I have a base class A, and two subclasses B and C which inherit from A. I would like to be able to store a union of B and C in an std::vector<A*>, but it seems that it may not be possible. Here's a minimal reproducible example of the situation that creates an error:

#include <vector>

struct A {};

struct B : public A {};
struct C : public A {};

union D
{
    B* b;
    C* c;
};

int main(int argc, char** argv)
{
    std::vector<A*> v;

    v.push_back(D());
    v.push_back(new D());

    return 0;
}

In the above example, both push_back lines throw an error. I have also tried removing the * from B and C in the union, and the same lines still throw an error. Am I trying to do something impossible or is there a way to get around this?

In my actual code (not this example) type D is supposed to be able to return an instance of B if asked for an instance of B, or an instance of C if asked for an instance of C ("asked" meaning some other function is traversing the vector and getting objects from it).

A union is not the right choice for this design. D does not derive from A, so you can't store D objects into a vector of A* pointers.

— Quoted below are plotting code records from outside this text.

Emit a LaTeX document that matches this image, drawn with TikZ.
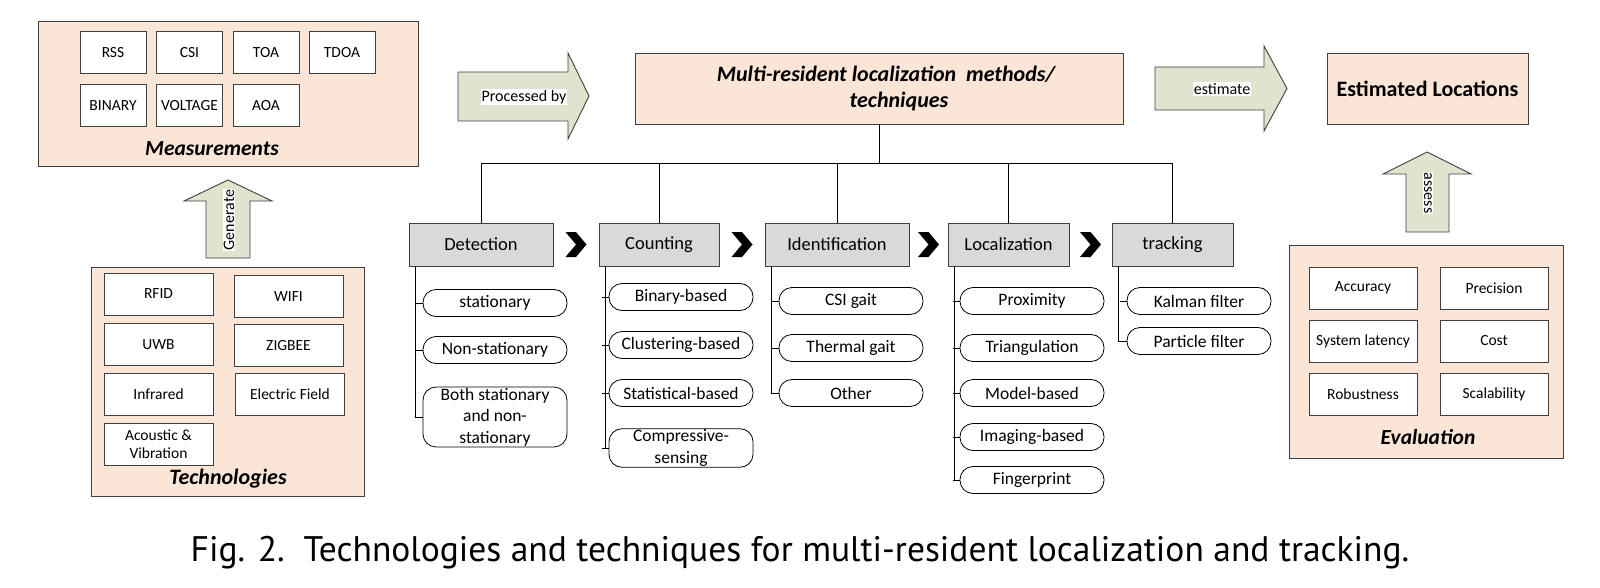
\documentclass[tikz,border=0pt]{standalone}
\usepackage{fontspec}
\setmainfont{Carlito}
\newfontfamily\capfont{PT Sans}
\usetikzlibrary{positioning,calc}
\definecolor{peach}{HTML}{FBE5D6}
\definecolor{sage}{HTML}{DFE4CE}
\definecolor{stagegray}{HTML}{D9D9D9}
\definecolor{edge}{HTML}{3F3F3F}
\newcommand{\pxfont}[2]{\fontsize{#1pt}{#2pt}\selectfont}
\tikzset{
  panel/.style={draw=edge,fill=peach,line width=0.9pt},
  cell/.style={draw=edge,fill=white,line width=0.9pt,minimum height=42pt,inner sep=0pt,align=center,font=\pxfont{15.5}{17.5}},
  stage/.style={draw=edge,fill=stagegray,line width=0.9pt,minimum height=43pt,inner sep=0pt,font=\pxfont{18.5}{22}},
  pill/.style={draw=black,fill=white,line width=0.8pt,rounded corners=13pt,minimum height=27pt,minimum width=144pt,inner sep=1pt,align=center,font=\pxfont{17.5}{21.5}},
  bigarrow/.style={draw=edge,fill=sage,line width=0.9pt,line join=miter},
  tag/.style={fill=white,inner sep=1pt,font=\pxfont{16}{18}},
  heading/.style={font=\bfseries\itshape\pxfont{21.5}{24}},
  chev/.style={fill=black},
  branch/.style={draw=black,line width=0.8pt}
}
\begin{document}
\begin{tikzpicture}[x=1pt,y=-1pt]
\useasboundingbox (0,0) rectangle (1600,588);
% measurements
\draw[panel] (38,21) rectangle (418,166);
\foreach \nm/\cx/\cy/\txt in {rss/113/52.5/RSS, csi/189.5/52.5/CSI, toa/266/52.5/TOA, tdoa/342/52.5/TDOA,
  bin/113/105.5/BINARY, volt/189.5/105.5/VOLTAGE, aoa/266/105.5/AOA}
  \node[cell,minimum width=66pt] (\nm) at (\cx,\cy) {\txt};
\node[heading] (meas) at (212,149) {Measurements};
% technologies
\draw[panel] (91,267) rectangle (364,496);
\foreach \nm/\cx/\cy/\txt in {rfid/158.5/294/RFID, wifi/288.5/296.5/WIFI, uwb/158.5/344.5/UWB, zig/288.5/345.5/ZIGBEE,
  ir/158.5/394/Infrared, ef/290/394.5/Electric Field, ac/158.5/444/{Acoustic \&\\Vibration}}
  \node[cell,minimum width=109pt] (\nm) at (\cx,\cy) {\txt};
\node[heading,font=\bfseries\itshape\pxfont{22}{24}] (tech) at (228,479) {Technologies};
% generate arrow
\draw[bigarrow] (206,258) -- (206,201) -- (184,201) -- (228,180) -- (272,201) -- (250,201) -- (250,258) -- cycle;
\node[tag,rotate=90] (gen) at (229,220) {Generate};
% processed by arrow
\draw[bigarrow] (458,72) -- (568,72) -- (568,53) -- (589,96) -- (568,139) -- (568,121) -- (458,121) -- cycle;
\node[tag] (proc) at (524,97) {Processed by};
% methods box
\node[draw=edge,fill=peach,line width=0.9pt,minimum width=488pt,minimum height=71pt,align=center,
  font=\bfseries\itshape\pxfont{22}{26}] (main) at (879,88.5) {\hspace*{14pt}Multi-resident localization\ \ methods/\\\hspace*{40pt}techniques};
% estimate arrow
\draw[bigarrow] (1155,67) -- (1264,67) -- (1264,46) -- (1287,88.5) -- (1264,131) -- (1264,110) -- (1155,110) -- cycle;
\node[tag] (est) at (1222,89) {estimate};
\node[draw=edge,fill=peach,line width=0.9pt,minimum width=201pt,minimum height=71pt,
  font=\bfseries\pxfont{22}{24}] (loc) at (1427.5,88.5) {Estimated Locations};
% assess arrow
\draw[bigarrow] (1406,232) -- (1406,174) -- (1383,174) -- (1427,152) -- (1471,174) -- (1449,174) -- (1449,232) -- cycle;
\node[tag,rotate=270] (ass) at (1428,193) {assess};
% evaluation
\draw[panel] (1289,245) rectangle (1563,458);
\foreach \nm/\cx/\cy/\txt in {acc/1363/288/Accuracy, prec/1494/288/Precision, lat/1363/341/System latency,
  cost/1494/341/Cost, rob/1363/394/Robustness, scal/1494/394/Scalability}
  \node[cell,minimum width=108pt] (\nm) at (\cx,\cy) {\txt};
\node[heading] (eval) at (1428,437) {Evaluation};
% stages
\foreach \nm/\cx/\w/\txt in {det/481/144/Detection, cnt/659/120/Counting, idf/837/144/Identification,
  lcz/1008.5/121/Localization, trk/1172.5/121/tracking}
  \node[stage,minimum width=\w pt] (\nm) at (\cx,244.5) {\txt};
\coordinate (bus) at (879,163);
\draw[branch] (main.south) -- (bus);
\foreach \nm in {det,cnt,idf,lcz,trk}
  \draw[branch] (\nm.north) |- (bus);
% chevrons between stages
\foreach \a/\b in {det/cnt, cnt/idf, idf/lcz, lcz/trk}
  \fill[chev] ($(\a.east)!0.5!(\b.west)$) ++(-10.5,-12.5) -- ++(10.5,0) -- ++(10.5,12.5) -- ++(-10.5,12.5) -- ++(-10.5,0) -- ++(10.5,-12.5) -- cycle;
% sub-items
\foreach \i/\y/\txt in {1/303/stationary, 2/350/Non-stationary, 3/417/{Both stationary\\and non-\\stationary}}
  \node[pill] (det\i) at (495,\y) {\txt};
\foreach \i/\y/\txt in {1/297/Binary-based, 2/345/Clustering-based, 3/393/Statistical-based, 4/448/{Compressive-\\sensing}}
  \node[pill] (cnt\i) at (681,\y) {\txt};
\foreach \i/\y/\txt in {1/301/CSI gait, 2/348/Thermal gait, 3/393/Other}
  \node[pill] (idf\i) at (851,\y) {\txt};
\foreach \i/\y/\txt in {1/301/Proximity, 2/348/Triangulation, 3/393/Model-based, 4/437/Imaging-based, 5/480/Fingerprint}
  \node[pill] (lcz\i) at (1032,\y) {\txt};
\foreach \i/\y/\txt in {1/301/Kalman filter, 2/341/Particle filter}
  \node[pill] (trk\i) at (1199,\y) {\txt};
% spines
\foreach \nm/\last in {det/3, cnt/4, idf/3, lcz/5, trk/2}
{
  \draw[branch] (\nm\last.west) -| ([xshift=7pt]\nm.south west);
  \foreach \i in {1,...,\last}
    \draw[branch] (\nm\i.west) -- ++(-7,0);
}
% caption
\node[font=\capfont\pxfont{35.5}{40}] (cap) at (800,553) {Fig. 2.\ \ Technologies and techniques for multi-resident localization and tracking.};
\end{tikzpicture}
\end{document}
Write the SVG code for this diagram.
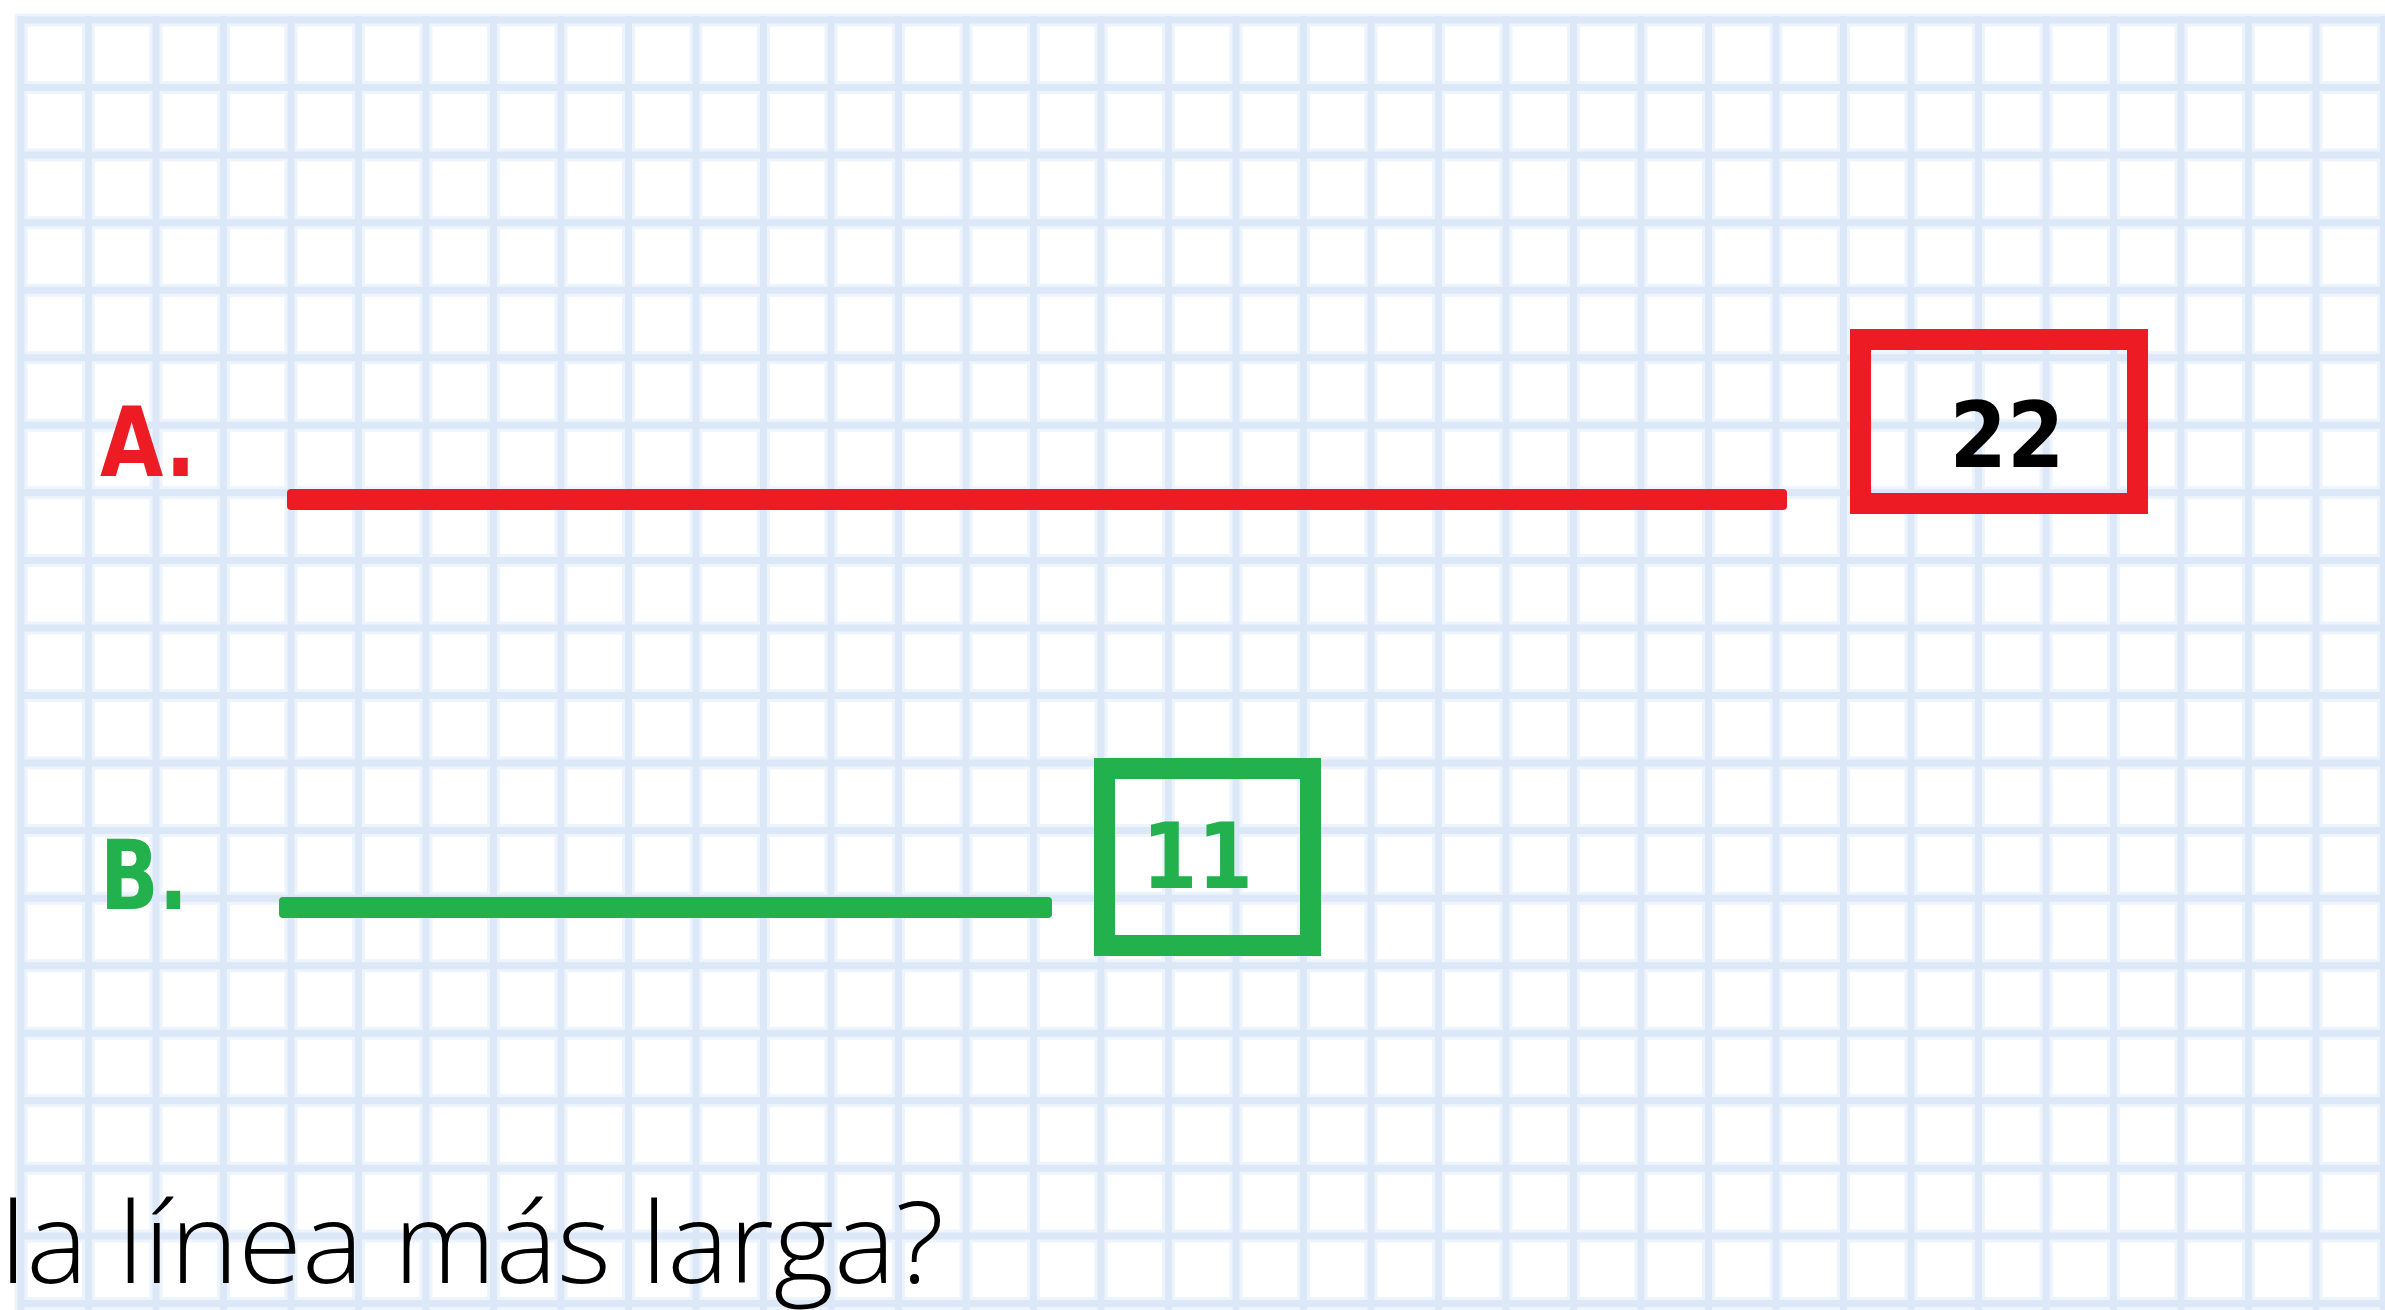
<svg xmlns="http://www.w3.org/2000/svg" width="2385" height="1310" viewBox="0 0 2385 1310">
  <style>
    .grid-soft { stroke: #eef4fc; stroke-width: 13; fill: none; }
    .grid { stroke: #dce8f8; stroke-width: 7; fill: none; }
    .lbl { font-family: "DejaVu Sans", "Liberation Sans", sans-serif; font-weight: bold; }
    .num { font-family: "DejaVu Sans", "Liberation Sans", sans-serif; font-weight: bold; font-size: 90px; }
    .q { font-family: "Open Sans", "Liberation Sans", sans-serif; font-weight: 300; font-size: 113px; fill: #000000; }
  </style>
  <rect x="0" y="0" width="2385" height="1310" fill="#ffffff"/>
  <g id="grid">
    <path class="grid-soft" d="M21 14V1310M88.5 14V1310M156 14V1310M223.5 14V1310M291 14V1310M358.5 14V1310M426 14V1310M493.5 14V1310M561 14V1310M628.5 14V1310M696 14V1310M763.5 14V1310M831 14V1310M898.5 14V1310M966 14V1310M1033.5 14V1310M1101 14V1310M1168.5 14V1310M1236 14V1310M1303.5 14V1310M1371 14V1310M1438.5 14V1310M1506 14V1310M1573.5 14V1310M1641 14V1310M1708.5 14V1310M1776 14V1310M1843.5 14V1310M1911 14V1310M1978.5 14V1310M2046 14V1310M2113.5 14V1310M2181 14V1310M2248.5 14V1310M2316 14V1310M2383.5 14V1310M17 20H2385M17 87.55H2385M17 155.1H2385M17 222.65H2385M17 290.2H2385M17 357.75H2385M17 425.3H2385M17 492.85H2385M17 560.4H2385M17 627.95H2385M17 695.5H2385M17 763.05H2385M17 830.6H2385M17 898.15H2385M17 965.7H2385M17 1033.25H2385M17 1100.8H2385M17 1168.35H2385M17 1235.9H2385M17 1303.45H2385"/>
    <path class="grid" d="M21 16V1310M88.5 16V1310M156 16V1310M223.5 16V1310M291 16V1310M358.5 16V1310M426 16V1310M493.5 16V1310M561 16V1310M628.5 16V1310M696 16V1310M763.5 16V1310M831 16V1310M898.5 16V1310M966 16V1310M1033.5 16V1310M1101 16V1310M1168.5 16V1310M1236 16V1310M1303.5 16V1310M1371 16V1310M1438.5 16V1310M1506 16V1310M1573.5 16V1310M1641 16V1310M1708.5 16V1310M1776 16V1310M1843.5 16V1310M1911 16V1310M1978.5 16V1310M2046 16V1310M2113.5 16V1310M2181 16V1310M2248.5 16V1310M2316 16V1310M2383.5 16V1310M18 20H2385M18 87.55H2385M18 155.1H2385M18 222.65H2385M18 290.2H2385M18 357.75H2385M18 425.3H2385M18 492.85H2385M18 560.4H2385M18 627.95H2385M18 695.5H2385M18 763.05H2385M18 830.6H2385M18 898.15H2385M18 965.7H2385M18 1033.25H2385M18 1100.8H2385M18 1168.35H2385M18 1235.9H2385M18 1303.45H2385"/>
  </g>
  <g id="connectors">
    <rect x="287" y="489" width="1500" height="21" rx="4" fill="#ed1c24"/>
    <rect x="279" y="897" width="773" height="21" rx="4" fill="#22b14c"/>
  </g>
  <g id="label-a">
    <text class="lbl" x="100" y="476" font-size="97" fill="#ed1c24" textLength="96" lengthAdjust="spacingAndGlyphs">A.</text>
  </g>
  <g id="label-b">
    <text class="lbl" x="100" y="909" font-size="97" fill="#22b14c" textLength="88" lengthAdjust="spacingAndGlyphs">B.</text>
  </g>
  <g id="box-22">
    <rect x="1860.5" y="339.5" width="277" height="164" fill="none" stroke="#ed1c24" stroke-width="21"/>
    <text class="num" x="1949.5" y="467" fill="#000000" textLength="115" lengthAdjust="spacingAndGlyphs">22</text>
  </g>
  <g id="box-11">
    <rect x="1104.5" y="768.5" width="206" height="177" fill="none" stroke="#22b14c" stroke-width="21"/>
    <text class="num" x="1142" y="888" fill="#22b14c" textLength="111" lengthAdjust="spacingAndGlyphs">11</text>
  </g>
  <g id="question">
    <text class="q" x="0" y="1283" textLength="944" lengthAdjust="spacingAndGlyphs">la línea más larga?</text>
  </g>
</svg>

Besides, the only reason to store A* pointers in the vector in the first place is if you want to store individual B and C objects together. In which case, you can use dynamic_cast to find them, eg:

#include <vector>

struct A { virtual ~A() = default; };

struct B : public A {};
struct C : public A {};

int main(int argc, char** argv)
{
    std::vector<A*> v;

    v.push_back(new B);
    v.push_back(new C);

    for(A *a : v)
    {
        if (B *b = dynamic_cast<B*>(a))
        {
            // use b as needed...
        }
        else if (C *c = dynamic_cast<C*>(a))
        {
            // use c as needed...
        }
    }

    for(A *a : v)
    {
        delete a;
    }

    return 0;
}

Or, you can use std::variant instead, and not use A* pointers at all, eg:

#include <vector>
#include <variant>
#include <type_traits>

struct A { virtual ~A() = default; };

struct B : public A {};
struct C : public A {};

int main(int argc, char** argv)
{
    std::vector<std::variant<B,C>> v;

    v.emplace_back(B{});
    v.emplace_back(C{});

    for(auto &var : v)
    {
        std::visit([](auto&& arg)
        {
            using T = std::decay_t<decltype(arg)>;
            if constexpr (std::is_same_v<T, B>)
            {
                // use arg as B as needed...
            }
            else if constexpr (std::is_same_v<T, C>)
            {
                // use arg as C as needed...
            }
        }, var);
    }

    return 0;
}

Alternatively:

#include <vector>
#include <variant>

template<class... Ts>
struct overloaded : Ts... { using Ts::operator()...; };

template<class... Ts>
overloaded(Ts...) -> overloaded<Ts...>;

struct A { virtual ~A() = default; };

struct B : public A {};
struct C : public A {};

int main(int argc, char** argv)
{
    std::vector<std::variant<B,C>> v;

    v.emplace_back(B{});
    v.emplace_back(C{});

    for(auto &var : v)
    {
        std::visit(overloaded{
            [](B& arg) {
                // use arg as needed...
            },
            [](C& arg) {
                // use arg as needed...
            }
        }, var);
    }

    return 0;
}